*WRITTEN REQUEST*. Looking at the listing, state how many of its lines contain the string "matplotlib". Write only the number.

*COLLECTED DATA*.
************

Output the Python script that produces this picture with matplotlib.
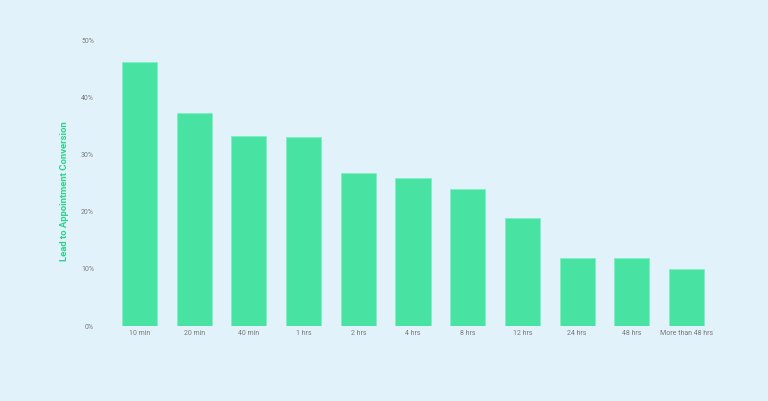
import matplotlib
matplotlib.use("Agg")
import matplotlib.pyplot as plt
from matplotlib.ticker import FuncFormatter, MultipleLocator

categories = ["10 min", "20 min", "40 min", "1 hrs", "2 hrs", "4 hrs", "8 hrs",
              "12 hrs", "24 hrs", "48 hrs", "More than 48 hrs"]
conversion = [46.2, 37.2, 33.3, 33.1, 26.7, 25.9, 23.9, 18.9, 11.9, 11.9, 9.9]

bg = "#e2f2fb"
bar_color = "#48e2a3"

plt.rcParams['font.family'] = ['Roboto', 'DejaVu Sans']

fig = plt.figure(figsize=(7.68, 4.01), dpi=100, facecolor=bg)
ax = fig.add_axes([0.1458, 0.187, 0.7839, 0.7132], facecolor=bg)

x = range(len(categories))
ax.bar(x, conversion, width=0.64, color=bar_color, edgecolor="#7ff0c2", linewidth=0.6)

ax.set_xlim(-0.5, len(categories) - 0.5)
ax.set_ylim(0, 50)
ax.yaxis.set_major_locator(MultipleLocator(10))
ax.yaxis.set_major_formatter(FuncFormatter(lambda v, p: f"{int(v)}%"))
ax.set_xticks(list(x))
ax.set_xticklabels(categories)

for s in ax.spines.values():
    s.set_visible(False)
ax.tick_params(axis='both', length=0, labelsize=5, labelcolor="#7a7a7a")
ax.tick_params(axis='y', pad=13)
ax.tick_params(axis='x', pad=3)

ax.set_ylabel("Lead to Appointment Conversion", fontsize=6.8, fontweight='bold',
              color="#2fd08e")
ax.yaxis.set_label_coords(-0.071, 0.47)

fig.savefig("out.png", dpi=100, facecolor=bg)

************

*SOLUTION FOR THIS EXERCISE*. 5